Simple custom runs may start around 300 to 500 units, depending on size, material, zipper choice, and print method. More complex bags with special sizing, thicker PVC, multiple colors, custom trim, or reinforced construction often make 1,000 units or more more practical. Ask for quantity breaks at 300, 500, 1,000, and 2,500 pieces so you can compare the real cost per piece.
How do I get an accurate unit quote for PVC zipper garment bags?
Send the target quantity, bag dimensions, garment type, PVC thickness, zipper details, logo artwork, print colors, delivery location, and required delivery date. Ask whether the quote includes setup fees, sampling, carton packing, freight, duties, and taxes. Do not compare quotes unless the specs match. Otherwise you are comparing guesses, not prices.
What PVC thickness should I choose for zipper garment bags?
Lightweight garments can use thinner PVC when the bag is mainly for dust protection and short-term handling. Suits, coats, uniforms, bridalwear, rentals, and travel-use bags usually benefit from mid-weight or thicker PVC. If durability matters, upgrade thickness and zipper quality before spending more on decorative printing.
Can I print my logo on low MOQ PVC zipper garment bags?
Yes. One-color logo printing is usually the most cost-effective option for low MOQ orders. Multi-color logos, large print areas, and full-surface artwork can increase setup charges and production time. Vector artwork helps avoid blurry print results, rough edges, and proofing delays.
How long does production take after approving a PVC garment bag quote?

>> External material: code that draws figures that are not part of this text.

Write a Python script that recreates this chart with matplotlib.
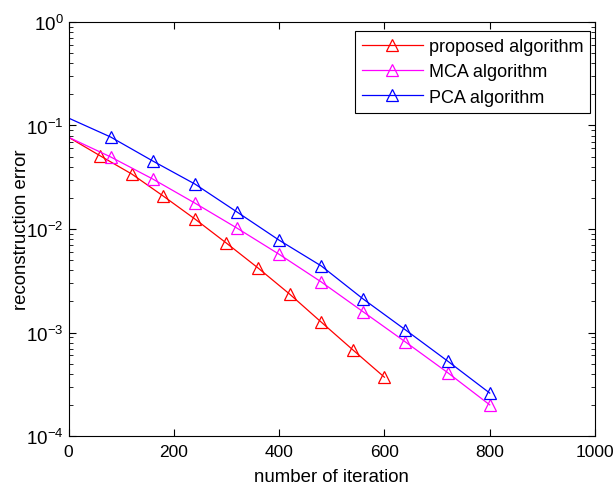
import numpy as np
import matplotlib
matplotlib.use('Agg')
import matplotlib.pyplot as plt
from matplotlib.lines import Line2D

matplotlib.rcParams.update({'font.family': 'Liberation Sans', 'font.size': 13.5,
                            'mathtext.fontset': 'custom', 'mathtext.rm': 'Liberation Sans',
                            'axes.unicode_minus': False})

# data (first point is the start of the curve, no marker)
it_proposed = [0, 60, 120, 180, 240, 300, 360, 420, 480, 540, 600]
err_proposed = [0.077, 0.051, 0.034, 0.0208, 0.0125, 0.0073, 0.0042, 0.00235, 0.00126, 0.00068, 0.00037]

it_mca = [0, 80, 160, 240, 320, 400, 480, 560, 640, 720, 800]
err_mca = [0.077, 0.0497, 0.0304, 0.0178, 0.0102, 0.0057, 0.00308, 0.00158, 0.00081, 0.00041, 0.0002]

it_pca = [0, 80, 160, 240, 320, 400, 480, 560, 640, 720, 800]
err_pca = [0.118, 0.0774, 0.0454, 0.0272, 0.0146, 0.0078, 0.0044, 0.0021, 0.00106, 0.00053, 0.00026]

labels = ['proposed algorithm', 'MCA algorithm', 'PCA algorithm']
colors = ['#ff0000', '#ff00ff', '#0000ff']

fig = plt.figure(figsize=(6.14, 4.89), dpi=100)
ax = fig.add_axes([0.1116, 0.1063, 0.8575, 0.8467])

mk = dict(marker='^', markerfacecolor='none', markersize=9, markeredgewidth=0.9)
handles = []
for its, errs, c, lab in zip([it_proposed, it_mca, it_pca], [err_proposed, err_mca, err_pca], colors, labels):
    ax.semilogy(its, errs, color=c, linewidth=0.9)
    ax.semilogy(its[1:], errs[1:], linestyle='none', color=c, **mk)
    handles.append(Line2D([], [], color=c, linewidth=0.9, label=lab, **mk))

ax.set_xlim(0, 1000)
ax.set_ylim(1e-4, 1)
ax.set_xticks(np.arange(0, 1001, 200))
ax.tick_params(which='both', direction='in', top=True, right=True)
ax.tick_params(axis='y', labelsize=13.5)
ax.tick_params(axis='x', labelsize=12.5, pad=6)
ax.tick_params(which='major', length=5)
ax.tick_params(which='minor', length=3)
ax.set_xlabel('number of iteration', fontsize=13.4, labelpad=6)
ax.set_ylabel('reconstruction error', fontsize=13.4, labelpad=-2.5)

leg = ax.legend(handles=handles, loc='upper right', bbox_to_anchor=(0.991, 0.978),
                borderaxespad=0, fancybox=False, framealpha=1,
                edgecolor='black', fontsize=13, handlelength=3.4, handletextpad=0.3,
                labelspacing=0.45, borderpad=0.4)
leg.get_frame().set_linewidth(0.8)

fig.savefig('out.png', dpi=100)
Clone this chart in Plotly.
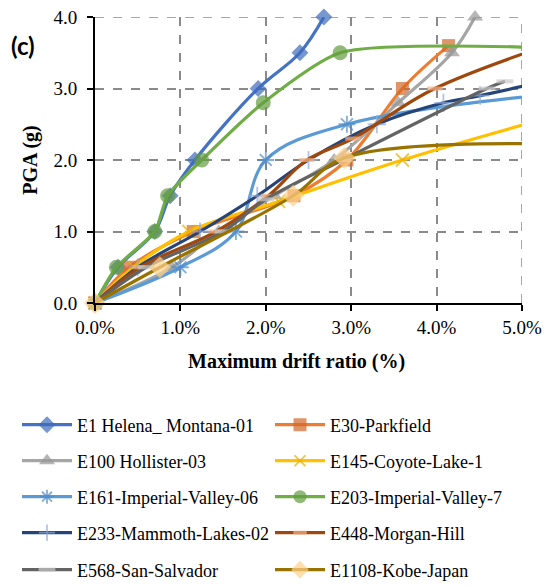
import plotly.graph_objects as go

# Drift ratio (%) vs PGA (g) for each record; points past 5 % only continue the curve
names = [
    "E1 Helena_ Montana-01", "E30-Parkfield", "E100 Hollister-03", "E145-Coyote-Lake-1",
    "E161-Imperial-Valley-06", "E203-Imperial-Valley-7", "E233-Mammoth-Lakes-02",
    "E448-Morgan-Hill", "E568-San-Salvador", "E1108-Kobe-Japan",
]
drift = [
    [0, 0.27, 0.7, 0.88, 1.17, 1.91, 2.4, 2.68],
    [0, 0.4, 1.15, 2.33, 2.95, 3.6, 4.14],
    [0, 0.9, 1.45, 2.1, 2.8, 3.55, 4.18, 4.45],
    [0, 0.45, 1.1, 2.15, 3.6, 6.0],
    [0, 1.0, 1.65, 2.0, 2.95, 6.0],
    [0, 0.25, 0.7, 0.85, 1.25, 1.97, 2.87, 5.0],
    [0, 0.5, 1.23, 1.9, 2.5, 3.3, 4.08, 4.51, 6.0],
    [0, 0.53, 1.42, 2.03, 2.48, 3.02, 3.98, 6.0],
    [0, 0.6, 1.5, 2.0, 2.9, 4.59, 4.8],
    [0, 0.76, 2.32, 2.92, 6.0],
]
pga = [
    [0, 0.5, 1.0, 1.5, 2.0, 3.0, 3.5, 4.0],
    [0, 0.5, 1.0, 1.5, 2.0, 3.0, 3.6],
    [0, 0.5, 1.0, 1.5, 2.0, 2.8, 3.5, 4.0],
    [0, 0.5, 1.0, 1.42, 2.0, 2.82],
    [0, 0.5, 1.0, 2.0, 2.5, 3.0],
    [0, 0.5, 1.0, 1.5, 2.0, 2.8, 3.5, 3.58],
    [0, 0.5, 1.0, 1.5, 2.0, 2.5, 2.8, 2.9, 3.3],
    [0, 0.5, 1.0, 1.5, 2.0, 2.3, 3.0, 3.88],
    [0, 0.5, 1.0, 1.45, 2.0, 3.0, 3.1],
    [0, 0.5, 1.5, 2.03, 2.21],
]
x_ticks = [0, 1, 2, 3, 4, 5]
x_labels = ["0.0%", "1.0%", "2.0%", "3.0%", "4.0%", "5.0%"]
y_ticks = [0, 1, 2, 3, 4]
y_labels = ["0.0", "1.0", "2.0", "3.0", "4.0"]

line_colors = ["#4472C4", "#ED7D31", "#A5A5A5", "#FFC000", "#5B9BD5",
               "#70AD47", "#264478", "#9E480E", "#636363", "#997300"]
marker_colors = ["#3F6BBA", "#D2682A", "#979797", "#E8AE00", "#4F8CCB",
                 "#629C3F", "#8FAADC", "#F4B183", "#C8C8C8", "#FFD28A"]
symbols = ["diamond", "square", "triangle-up", "x-thin", "asterisk",
           "circle", "cross-thin", "line-ew", "line-ew", "diamond"]
sizes = [13, 13, 14, 13, 14, 15, 13, 11, 12, 17]
smooth = [1.0, 1.0, 1.0, 1.0, 1.0, 0.65, 1.0, 1.0, 1.0, 1.0]
stroke_only = {"x-thin", "asterisk", "cross-thin", "line-ew"}

serif = "Liberation Serif, Times New Roman, serif"
W, H = 544, 586
L, R, T, B = 95, 22, 17, 283
plot_w, plot_h = W - L - R, H - T - B

fig = go.Figure()

for i, name in enumerate(names):
    sym = symbols[i]
    n = len(drift[i])
    # the last point of curves running off the right edge carries no marker
    msize = [0 if (xv > 5 or (xv == 5 and k == n - 1)) else sizes[i]
             for k, xv in enumerate(drift[i])]
    if sym in stroke_only:
        marker = dict(symbol=sym, size=msize, color=marker_colors[i],
                      line=dict(color=marker_colors[i], width=4 if sym == "line-ew" else 1.8))
    else:
        marker = dict(symbol=sym, size=msize, color=marker_colors[i], line=dict(width=0))
    fig.add_trace(go.Scatter(
        x=drift[i], y=pga[i], name=name, mode="lines+markers",
        line=dict(color=line_colors[i], width=3.2, shape="spline", smoothing=smooth[i]),
        marker=marker, cliponaxis=False,
        legend="legend" if i == 0 else f"legend{i + 1}",
    ))

axis_common = dict(
    showline=True, linecolor="black", linewidth=2,
    ticks="outside", ticklen=6, tickwidth=2, tickcolor="black",
    showgrid=True, gridcolor="#8A8A8A", gridwidth=1.5, griddash="dash",
    zeroline=False, automargin=False,
    tickfont=dict(family=serif, size=19, color="black"),
)
fig.update_xaxes(range=[0, 5], tickvals=x_ticks, ticktext=x_labels, **axis_common)
fig.update_yaxes(range=[0, 4], tickvals=y_ticks, ticktext=y_labels, ticklabelstandoff=6,
                 title=dict(text="<b>PGA (g)</b>",
                            font=dict(family=serif, size=20, color="black"), standoff=10),
                 **axis_common)

# dashed grid lines along the right and top edges of the plot area
edge_grid = dict(color="#8A8A8A", width=1.5, dash="dash")
shapes = [
    dict(type="line", xref="x", yref="paper", x0=5, x1=5, y0=0, y1=1, line=edge_grid, layer="below"),
    dict(type="line", xref="paper", yref="y", x0=0, x1=1, y0=4, y1=4, line=edge_grid, layer="below"),
]

annotations = [
    dict(text="<b>Maximum drift ratio (%)</b>", xref="paper", yref="paper",
         x=(296 - L) / plot_w, y=(H - B - 361) / plot_h,
         xanchor="center", yanchor="middle", showarrow=False,
         font=dict(family=serif, size=20, color="black")),
    dict(text="<b>(c)</b>", xref="paper", yref="paper",
         x=(23 - L) / plot_w, y=(H - B - 46) / plot_h,
         xanchor="center", yanchor="middle", showarrow=False,
         font=dict(family="Lato", size=24, color="black")),
]

# Legend: one entry per legend box, laid out as two columns of five rows
col_px = [17, 270]
row_px = [425, 461, 497, 533, 570]
legends = {}
for i in range(len(names)):
    key = "legend" if i == 0 else f"legend{i + 1}"
    legends[key] = dict(
        orientation="h", x=col_px[i % 2] / W, xanchor="left", xref="container",
        y=1 - row_px[i // 2] / H, yanchor="middle", yref="container",
        itemwidth=50, font=dict(family=serif, size=18, color="black"),
        bgcolor="rgba(0,0,0,0)",
    )

fig.update_layout(
    width=W, height=H,
    margin=dict(l=L, r=R, t=T, b=B),
    font=dict(family=serif, color="black"),
    paper_bgcolor="white", plot_bgcolor="white",
    showlegend=True,
    shapes=shapes,
    annotations=annotations,
    **legends,
)

fig.write_html("out.html")
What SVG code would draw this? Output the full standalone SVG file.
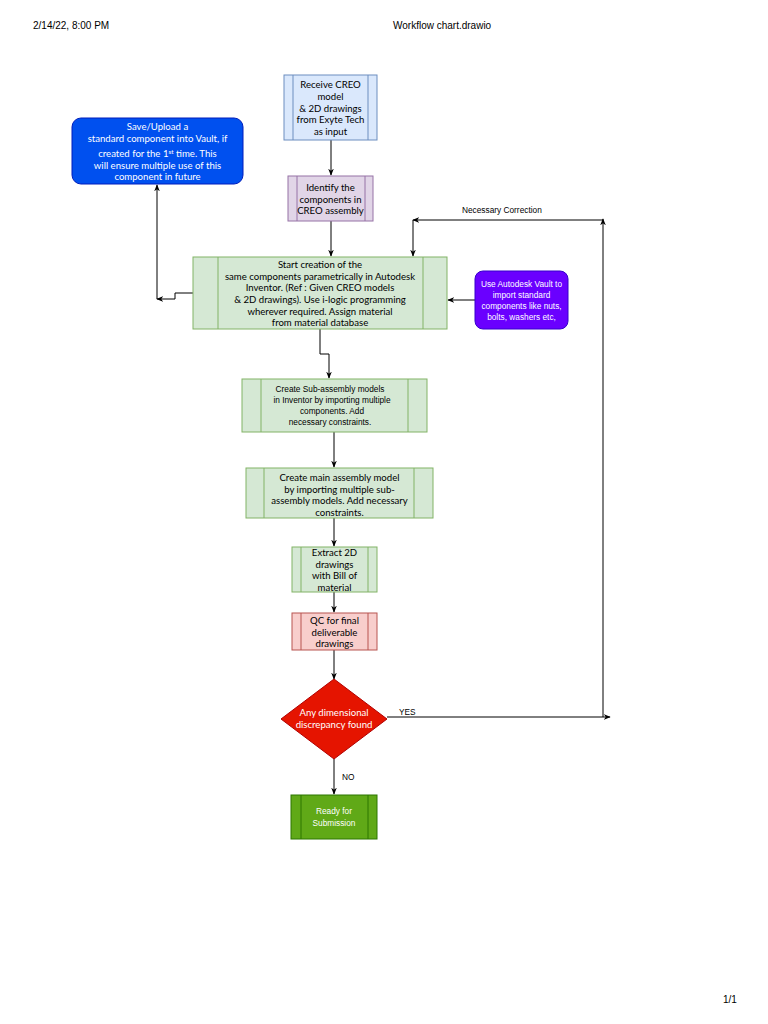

Digital proofing may take 1 to 2 business days after complete artwork and specs are submitted. Sampling can add several days to two weeks, depending on complexity and shipping method. Bulk production timing depends on order quantity, material availability, print complexity, inspection requirements, approval speed, and freight. A written quote should show unit cost, MOQ, lead time, material, print details, carton packing, and shipping assumptions before production starts.